Temple hasn’t lost a district game since late in the 2019 season at fellow co-champion Waco Midway, capturing the last two 12-6A crowns in undefeated fashion. For the Wildcats to start their fresh pursuit of a league title with a victory, they must learn difficult lessons from the Martin defeat and regroup quickly to get prepared for their road test against Bryan’s improved, capable crew.

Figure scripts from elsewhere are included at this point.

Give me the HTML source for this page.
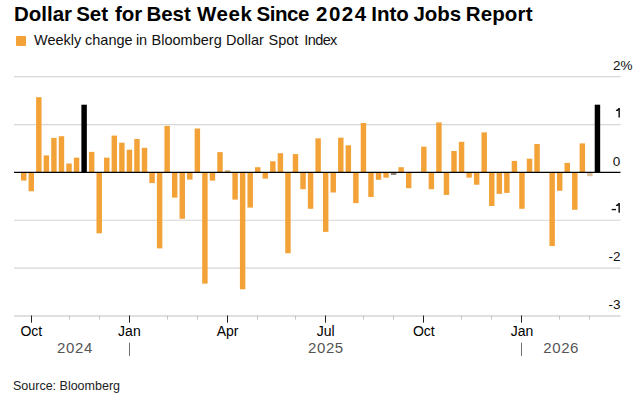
<!DOCTYPE html>
<html><head><meta charset="utf-8"><style>
html,body{margin:0;padding:0;background:#fff;}
body{width:640px;height:402px;position:relative;overflow:hidden;font-family:"Liberation Sans",sans-serif;}
.title{position:absolute;left:0;top:3.5px;font-weight:bold;font-size:20.5px;color:#000;white-space:nowrap;line-height:1;}
.title span,.leg span{position:absolute;top:0;}
.leg{position:absolute;left:0;top:32.5px;font-size:14.5px;color:#111;white-space:nowrap;line-height:1;}
.sq{position:absolute;left:16.1px;top:35.9px;width:9.7px;height:9.7px;background:#f3a238;border-radius:1px;}
.src{position:absolute;left:13px;top:379.5px;font-size:12.5px;color:#222;white-space:nowrap;line-height:1;}
.xl{font-family:"Liberation Sans",sans-serif;font-size:14px;fill:#000;}
.yr{font-family:"Liberation Sans",sans-serif;font-size:15px;fill:#555;letter-spacing:0.6px;}
.yl{font-family:"Liberation Sans",sans-serif;font-size:13.5px;fill:#111;}
</style></head><body>
<svg width="640" height="402" viewBox="0 0 640 402" style="position:absolute;left:0;top:0">
<line x1="14" x2="620.6" y1="76.68" y2="76.68" stroke="#d6d6d6" stroke-width="1.2"/>
<line x1="14" x2="620.6" y1="124.54" y2="124.54" stroke="#d6d6d6" stroke-width="1.2"/>
<line x1="14" x2="620.6" y1="220.26" y2="220.26" stroke="#d6d6d6" stroke-width="1.2"/>
<line x1="14" x2="620.6" y1="268.12" y2="268.12" stroke="#d6d6d6" stroke-width="1.2"/>
<line x1="14" x2="620.6" y1="316" y2="316" stroke="#e0e0e0" stroke-width="2"/>
<rect x="36.10" y="97.20" width="5.45" height="75.20" fill="#f3a238"/>
<rect x="43.65" y="155.40" width="5.45" height="17.00" fill="#f3a238"/>
<rect x="51.20" y="137.90" width="5.45" height="34.50" fill="#f3a238"/>
<rect x="58.75" y="136.20" width="5.45" height="36.20" fill="#f3a238"/>
<rect x="66.29" y="163.50" width="5.45" height="8.90" fill="#f3a238"/>
<rect x="73.84" y="157.60" width="5.45" height="14.80" fill="#f3a238"/>
<rect x="81.39" y="104.70" width="5.45" height="67.70" fill="#000"/>
<rect x="88.94" y="151.90" width="5.45" height="20.50" fill="#f3a238"/>
<rect x="104.04" y="157.60" width="5.45" height="14.80" fill="#f3a238"/>
<rect x="111.59" y="135.60" width="5.45" height="36.80" fill="#f3a238"/>
<rect x="119.14" y="142.70" width="5.45" height="29.70" fill="#f3a238"/>
<rect x="126.69" y="149.70" width="5.45" height="22.70" fill="#f3a238"/>
<rect x="134.24" y="139.00" width="5.45" height="33.40" fill="#f3a238"/>
<rect x="141.78" y="147.80" width="5.45" height="24.60" fill="#f3a238"/>
<rect x="164.43" y="125.90" width="5.45" height="46.50" fill="#f3a238"/>
<rect x="194.63" y="128.50" width="5.45" height="43.90" fill="#f3a238"/>
<rect x="217.27" y="152.10" width="5.45" height="20.30" fill="#f3a238"/>
<rect x="255.02" y="167.20" width="5.45" height="5.20" fill="#f3a238"/>
<rect x="270.12" y="161.30" width="5.45" height="11.10" fill="#f3a238"/>
<rect x="277.67" y="153.20" width="5.45" height="19.20" fill="#f3a238"/>
<rect x="292.76" y="154.10" width="5.45" height="18.30" fill="#f3a238"/>
<rect x="315.41" y="138.30" width="5.45" height="34.10" fill="#f3a238"/>
<rect x="338.06" y="137.70" width="5.45" height="34.70" fill="#f3a238"/>
<rect x="345.61" y="145.30" width="5.45" height="27.10" fill="#f3a238"/>
<rect x="360.71" y="123.00" width="5.45" height="49.40" fill="#f3a238"/>
<rect x="398.45" y="167.20" width="5.45" height="5.20" fill="#f3a238"/>
<rect x="421.10" y="146.70" width="5.45" height="25.70" fill="#f3a238"/>
<rect x="436.19" y="122.40" width="5.45" height="50.00" fill="#f3a238"/>
<rect x="451.29" y="151.00" width="5.45" height="21.40" fill="#f3a238"/>
<rect x="458.84" y="141.80" width="5.45" height="30.60" fill="#f3a238"/>
<rect x="481.49" y="132.40" width="5.45" height="40.00" fill="#f3a238"/>
<rect x="511.69" y="160.90" width="5.45" height="11.50" fill="#f3a238"/>
<rect x="526.78" y="158.70" width="5.45" height="13.70" fill="#f3a238"/>
<rect x="534.33" y="144.00" width="5.45" height="28.40" fill="#f3a238"/>
<rect x="564.53" y="162.90" width="5.45" height="9.50" fill="#f3a238"/>
<rect x="579.63" y="143.40" width="5.45" height="29.00" fill="#f3a238"/>
<rect x="594.72" y="104.70" width="5.45" height="67.70" fill="#000"/>
<rect x="21.00" y="172.40" width="5.45" height="8.20" fill="#f3a238"/>
<rect x="28.55" y="172.40" width="5.45" height="18.90" fill="#f3a238"/>
<rect x="96.49" y="172.40" width="5.45" height="60.90" fill="#f3a238"/>
<rect x="149.33" y="172.40" width="5.45" height="10.70" fill="#f3a238"/>
<rect x="156.88" y="172.40" width="5.45" height="76.00" fill="#f3a238"/>
<rect x="171.98" y="172.40" width="5.45" height="25.20" fill="#f3a238"/>
<rect x="179.53" y="172.40" width="5.45" height="46.40" fill="#f3a238"/>
<rect x="187.08" y="172.40" width="5.45" height="7.20" fill="#f3a238"/>
<rect x="202.18" y="172.40" width="5.45" height="111.20" fill="#f3a238"/>
<rect x="209.73" y="172.40" width="5.45" height="8.20" fill="#f3a238"/>
<rect x="232.37" y="172.40" width="5.45" height="27.20" fill="#f3a238"/>
<rect x="239.92" y="172.40" width="5.45" height="116.90" fill="#f3a238"/>
<rect x="247.47" y="172.40" width="5.45" height="35.20" fill="#f3a238"/>
<rect x="262.57" y="172.40" width="5.45" height="6.20" fill="#f3a238"/>
<rect x="285.22" y="172.40" width="5.45" height="80.80" fill="#f3a238"/>
<rect x="300.31" y="172.40" width="5.45" height="16.80" fill="#f3a238"/>
<rect x="307.86" y="172.40" width="5.45" height="36.40" fill="#f3a238"/>
<rect x="322.96" y="172.40" width="5.45" height="59.50" fill="#f3a238"/>
<rect x="330.51" y="172.40" width="5.45" height="20.10" fill="#f3a238"/>
<rect x="353.16" y="172.40" width="5.45" height="30.70" fill="#f3a238"/>
<rect x="368.25" y="172.40" width="5.45" height="24.60" fill="#f3a238"/>
<rect x="375.80" y="172.40" width="5.45" height="7.40" fill="#f3a238"/>
<rect x="383.35" y="172.40" width="5.45" height="5.30" fill="#f3a238"/>
<rect x="406.00" y="172.40" width="5.45" height="15.80" fill="#f3a238"/>
<rect x="428.65" y="172.40" width="5.45" height="16.80" fill="#f3a238"/>
<rect x="443.74" y="172.40" width="5.45" height="22.50" fill="#f3a238"/>
<rect x="466.39" y="172.40" width="5.45" height="5.20" fill="#f3a238"/>
<rect x="473.94" y="172.40" width="5.45" height="12.30" fill="#f3a238"/>
<rect x="489.04" y="172.40" width="5.45" height="33.60" fill="#f3a238"/>
<rect x="496.59" y="172.40" width="5.45" height="21.50" fill="#f3a238"/>
<rect x="504.14" y="172.40" width="5.45" height="20.50" fill="#f3a238"/>
<rect x="519.23" y="172.40" width="5.45" height="36.40" fill="#f3a238"/>
<rect x="549.43" y="172.40" width="5.45" height="73.60" fill="#f3a238"/>
<rect x="556.98" y="172.40" width="5.45" height="18.40" fill="#f3a238"/>
<rect x="572.08" y="172.40" width="5.45" height="37.40" fill="#f3a238"/>
<rect x="224.82" y="170.4" width="5.45" height="2.00" fill="#d0a468"/>
<rect x="390.90" y="172.40" width="5.45" height="2.50" fill="#8c7f70"/>
<rect x="587.18" y="172.40" width="5.45" height="3.80" fill="#dcc2a0"/>
<line x1="14" x2="620.5" y1="172.4" y2="172.4" stroke="#000" stroke-width="1.2"/>
<line x1="31.50" x2="31.50" y1="315.5" y2="322.7" stroke="#222" stroke-width="1"/>
<line x1="129.50" x2="129.50" y1="315.5" y2="322.7" stroke="#222" stroke-width="1"/>
<line x1="227.50" x2="227.50" y1="315.5" y2="322.7" stroke="#222" stroke-width="1"/>
<line x1="325.50" x2="325.50" y1="315.5" y2="322.7" stroke="#222" stroke-width="1"/>
<line x1="423.50" x2="423.50" y1="315.5" y2="322.7" stroke="#222" stroke-width="1"/>
<line x1="521.50" x2="521.50" y1="315.5" y2="322.7" stroke="#222" stroke-width="1"/>
<line x1="69.50" x2="69.50" y1="315.5" y2="319.5" stroke="#c4c4c4" stroke-width="1"/>
<line x1="99.50" x2="99.50" y1="315.5" y2="319.5" stroke="#c4c4c4" stroke-width="1"/>
<line x1="167.50" x2="167.50" y1="315.5" y2="319.5" stroke="#c4c4c4" stroke-width="1"/>
<line x1="197.50" x2="197.50" y1="315.5" y2="319.5" stroke="#c4c4c4" stroke-width="1"/>
<line x1="257.50" x2="257.50" y1="315.5" y2="319.5" stroke="#c4c4c4" stroke-width="1"/>
<line x1="295.50" x2="295.50" y1="315.5" y2="319.5" stroke="#c4c4c4" stroke-width="1"/>
<line x1="363.50" x2="363.50" y1="315.5" y2="319.5" stroke="#c4c4c4" stroke-width="1"/>
<line x1="393.50" x2="393.50" y1="315.5" y2="319.5" stroke="#c4c4c4" stroke-width="1"/>
<line x1="461.50" x2="461.50" y1="315.5" y2="319.5" stroke="#c4c4c4" stroke-width="1"/>
<line x1="491.50" x2="491.50" y1="315.5" y2="319.5" stroke="#c4c4c4" stroke-width="1"/>
<line x1="559.50" x2="559.50" y1="315.5" y2="319.5" stroke="#c4c4c4" stroke-width="1"/>
<line x1="589.50" x2="589.50" y1="315.5" y2="319.5" stroke="#c4c4c4" stroke-width="1"/>
<text x="31.27" y="336" text-anchor="middle" class="xl">Oct</text>
<text x="129.41" y="336" text-anchor="middle" class="xl">Jan</text>
<text x="227.55" y="336" text-anchor="middle" class="xl">Apr</text>
<text x="325.69" y="336" text-anchor="middle" class="xl">Jul</text>
<text x="423.82" y="336" text-anchor="middle" class="xl">Oct</text>
<text x="521.96" y="336" text-anchor="middle" class="xl">Jan</text>
<text x="75" y="353" text-anchor="middle" class="yr">2024</text>
<text x="325.9" y="353" text-anchor="middle" class="yr">2025</text>
<text x="561.2" y="353" text-anchor="middle" class="yr">2026</text>
<line x1="129.50" x2="129.50" y1="342.7" y2="355.9" stroke="#707070" stroke-width="1"/>
<line x1="521.50" x2="521.50" y1="342.7" y2="355.9" stroke="#707070" stroke-width="1"/>
<text x="632.4" y="69.88" text-anchor="end" class="yl">2%</text>
<path d="M618.45 108.10 L619.90 108.10 L619.90 117.60 L618.45 117.60 L618.45 110.40 Q617.75 111.00 615.90 111.10 L615.90 109.90 Q617.85 109.80 618.45 108.10 Z" fill="#111"/>
<text x="620.3" y="165.60" text-anchor="end" class="yl">0</text>
<rect x="611.7" y="208.9" width="4.3" height="1.35" fill="#111"/>
<path d="M618.45 203.10 L619.90 203.10 L619.90 212.70 L618.45 212.70 L618.45 205.40 Q617.75 206.00 615.90 206.10 L615.90 204.90 Q617.85 204.80 618.45 203.10 Z" fill="#111"/>
<text x="620.5" y="260.92" text-anchor="end" class="yl">-2</text>
<text x="620.5" y="308.8" text-anchor="end" class="yl">-3</text>
</svg>
<div class="title"><span style="left:14.0px">Dollar</span><span style="left:76.2px">Set</span><span style="left:114.9px">for</span><span style="left:146.4px">Best</span><span style="left:196.9px;letter-spacing:0.6px">Week</span><span style="left:256.4px;letter-spacing:-0.4px">Since</span><span style="left:316.1px;letter-spacing:1.45px">2024</span><span style="left:371.2px">Into</span><span style="left:413.4px">Jobs</span><span style="left:465.7px;letter-spacing:0.15px">Report</span></div>
<div class="sq"></div>
<div class="leg"><span style="left:34.05px">Weekly</span><span style="left:85.00px">change</span><span style="left:135.90px">in</span><span style="left:151.60px">Bloomberg</span><span style="left:226.05px">Dollar</span><span style="left:268.56px">Spot</span><span style="left:304.30px;letter-spacing:-0.6px">Index</span></div>
<div class="src">Source: Bloomberg</div>
</body></html>
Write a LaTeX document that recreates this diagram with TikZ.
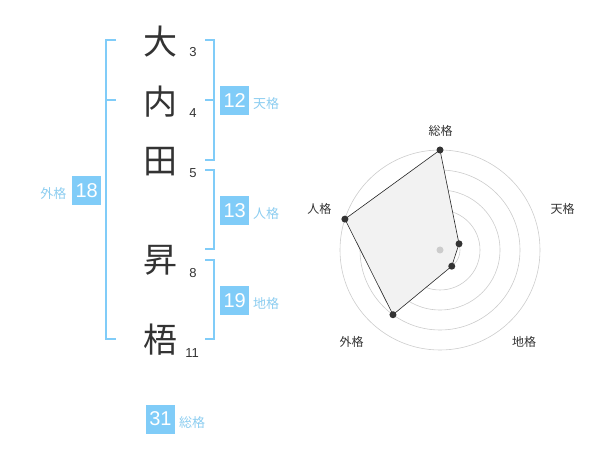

“I saw a bunch of different reactions. I mean, I had kids look like they weren’t really sure if they wanted to be there. I had kids who slowed way down to keep bad stuff from happening, which is a horrible cocktail, a horrible recipe for success,” Stewart said about the Martin game. “When you get into a chaotic situation and things aren’t going the way you want them to and the you-know-what’s hitting the wall, people are going to show you who they are, and that’s who they are at the core of their being. And we’ve got a young group. At the very least we’ve got an inexperienced group.”

So, what’s the most vital ingredient for Temple to stop its skid and generate positive momentum now that district competition has arrived?

“Hard work,” said Stewart, whose team’s district home opener is against new opponent Pflugerville Weiss next Friday night at Wildcat Stadium. “Show me someone who hasn’t had their butt kicked and I’ll show you somebody who’s lying to you."